## Data shown
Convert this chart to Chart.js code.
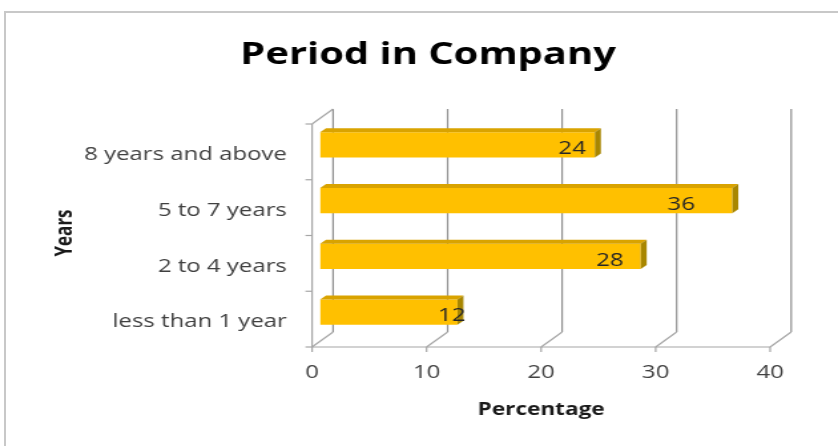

--

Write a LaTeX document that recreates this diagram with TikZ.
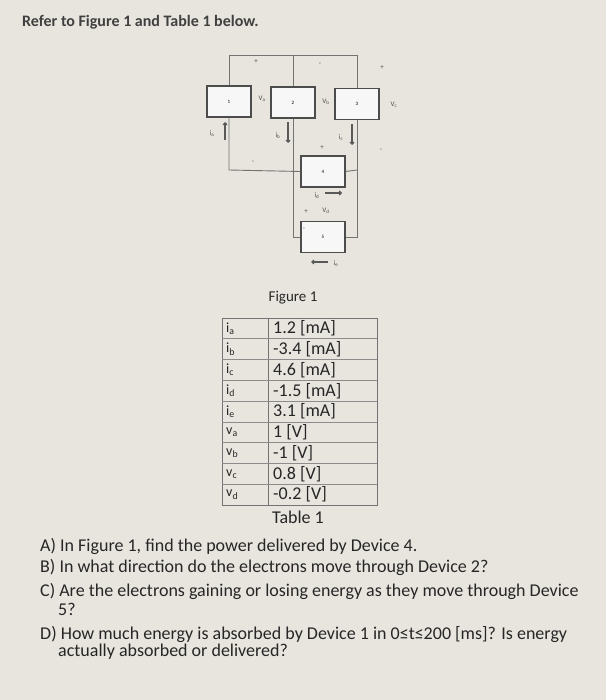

---

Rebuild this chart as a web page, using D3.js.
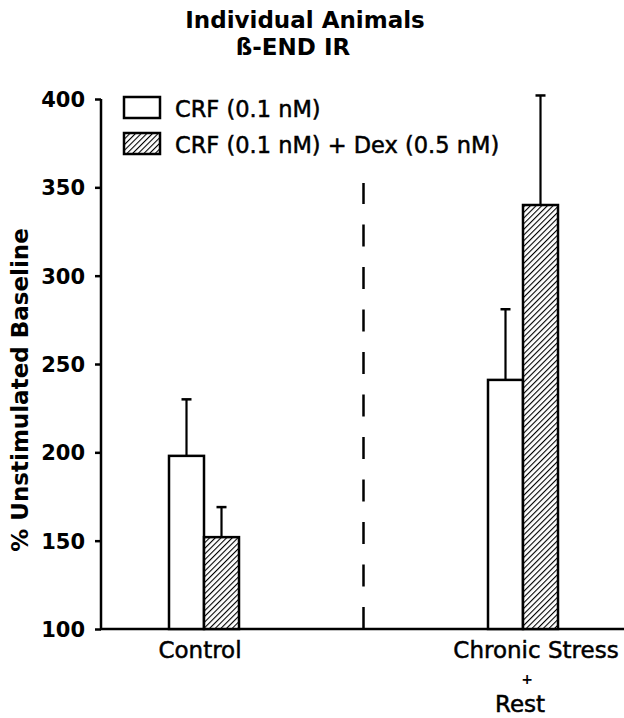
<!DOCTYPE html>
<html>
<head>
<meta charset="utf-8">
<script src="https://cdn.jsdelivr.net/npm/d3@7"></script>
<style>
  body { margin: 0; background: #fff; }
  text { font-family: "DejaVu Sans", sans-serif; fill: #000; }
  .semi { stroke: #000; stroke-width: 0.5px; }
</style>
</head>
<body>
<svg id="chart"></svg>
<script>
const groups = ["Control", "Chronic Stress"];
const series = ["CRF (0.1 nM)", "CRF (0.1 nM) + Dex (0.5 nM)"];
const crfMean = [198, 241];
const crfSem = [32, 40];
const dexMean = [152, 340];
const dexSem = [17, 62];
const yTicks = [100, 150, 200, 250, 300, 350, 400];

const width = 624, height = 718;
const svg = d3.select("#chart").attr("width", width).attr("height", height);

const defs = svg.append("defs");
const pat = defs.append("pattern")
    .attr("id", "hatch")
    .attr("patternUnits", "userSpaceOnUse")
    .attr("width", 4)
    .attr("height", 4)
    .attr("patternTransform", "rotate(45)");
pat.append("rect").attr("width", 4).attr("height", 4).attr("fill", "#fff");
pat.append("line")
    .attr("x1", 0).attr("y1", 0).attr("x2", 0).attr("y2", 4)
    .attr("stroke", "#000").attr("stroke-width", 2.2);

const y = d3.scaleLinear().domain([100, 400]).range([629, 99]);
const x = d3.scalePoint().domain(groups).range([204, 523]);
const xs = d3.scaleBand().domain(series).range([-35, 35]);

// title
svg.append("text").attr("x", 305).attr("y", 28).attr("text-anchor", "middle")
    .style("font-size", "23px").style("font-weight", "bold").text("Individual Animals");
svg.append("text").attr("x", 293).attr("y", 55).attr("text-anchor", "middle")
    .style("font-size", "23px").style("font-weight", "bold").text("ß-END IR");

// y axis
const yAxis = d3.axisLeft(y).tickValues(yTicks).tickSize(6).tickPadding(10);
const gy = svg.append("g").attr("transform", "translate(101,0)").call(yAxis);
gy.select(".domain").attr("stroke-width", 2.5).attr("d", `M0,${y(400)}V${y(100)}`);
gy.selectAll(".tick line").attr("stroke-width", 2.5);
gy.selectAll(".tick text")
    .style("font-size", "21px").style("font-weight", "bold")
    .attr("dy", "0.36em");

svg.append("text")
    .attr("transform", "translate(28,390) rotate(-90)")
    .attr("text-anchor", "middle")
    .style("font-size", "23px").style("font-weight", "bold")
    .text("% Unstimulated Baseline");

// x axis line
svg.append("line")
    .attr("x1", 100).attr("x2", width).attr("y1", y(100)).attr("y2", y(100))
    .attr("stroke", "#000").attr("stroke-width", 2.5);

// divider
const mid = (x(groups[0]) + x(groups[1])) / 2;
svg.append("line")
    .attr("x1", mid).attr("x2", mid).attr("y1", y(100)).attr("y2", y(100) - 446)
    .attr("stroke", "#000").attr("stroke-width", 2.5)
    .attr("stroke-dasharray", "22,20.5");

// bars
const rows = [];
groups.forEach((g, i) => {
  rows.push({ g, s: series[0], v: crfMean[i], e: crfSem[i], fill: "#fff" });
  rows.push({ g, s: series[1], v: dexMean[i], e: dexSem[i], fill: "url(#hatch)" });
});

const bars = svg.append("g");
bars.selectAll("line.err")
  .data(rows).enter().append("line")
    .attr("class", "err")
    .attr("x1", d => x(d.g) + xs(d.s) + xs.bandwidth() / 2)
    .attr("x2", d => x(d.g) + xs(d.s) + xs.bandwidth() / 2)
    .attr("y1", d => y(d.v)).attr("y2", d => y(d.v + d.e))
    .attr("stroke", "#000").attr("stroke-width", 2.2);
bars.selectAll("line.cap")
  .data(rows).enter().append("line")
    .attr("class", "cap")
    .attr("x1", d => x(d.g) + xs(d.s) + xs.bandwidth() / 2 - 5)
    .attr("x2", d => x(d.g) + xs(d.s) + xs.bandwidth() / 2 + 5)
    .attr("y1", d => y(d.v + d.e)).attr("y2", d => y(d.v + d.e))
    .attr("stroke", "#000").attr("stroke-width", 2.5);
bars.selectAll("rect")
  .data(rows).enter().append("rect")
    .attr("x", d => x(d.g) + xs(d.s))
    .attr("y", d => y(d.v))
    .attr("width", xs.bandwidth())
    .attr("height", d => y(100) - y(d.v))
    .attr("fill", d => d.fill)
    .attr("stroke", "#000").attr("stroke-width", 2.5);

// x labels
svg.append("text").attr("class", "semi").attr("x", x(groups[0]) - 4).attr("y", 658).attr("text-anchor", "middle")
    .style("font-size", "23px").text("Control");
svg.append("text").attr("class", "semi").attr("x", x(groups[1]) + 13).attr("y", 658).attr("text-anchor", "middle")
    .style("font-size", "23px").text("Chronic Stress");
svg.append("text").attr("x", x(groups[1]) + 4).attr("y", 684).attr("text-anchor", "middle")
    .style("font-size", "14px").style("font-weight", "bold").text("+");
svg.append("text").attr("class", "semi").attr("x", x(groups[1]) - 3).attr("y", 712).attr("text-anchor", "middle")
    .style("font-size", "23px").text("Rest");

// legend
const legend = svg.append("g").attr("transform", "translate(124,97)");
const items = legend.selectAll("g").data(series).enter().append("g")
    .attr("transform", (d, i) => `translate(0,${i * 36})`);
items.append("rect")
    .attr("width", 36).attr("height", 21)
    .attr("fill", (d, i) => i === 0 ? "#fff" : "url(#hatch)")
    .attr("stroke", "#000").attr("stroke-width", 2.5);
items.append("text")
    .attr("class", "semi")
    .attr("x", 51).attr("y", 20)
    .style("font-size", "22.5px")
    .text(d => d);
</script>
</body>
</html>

## Task goal
Every line above that contains the word "chart" should be reported.

## Output for this exercise
Convert this chart to Chart.js code.
Rebuild this chart as a web page, using D3.js.
<svg id="chart"></svg>
const svg = d3.select("#chart").attr("width", width).attr("height", height);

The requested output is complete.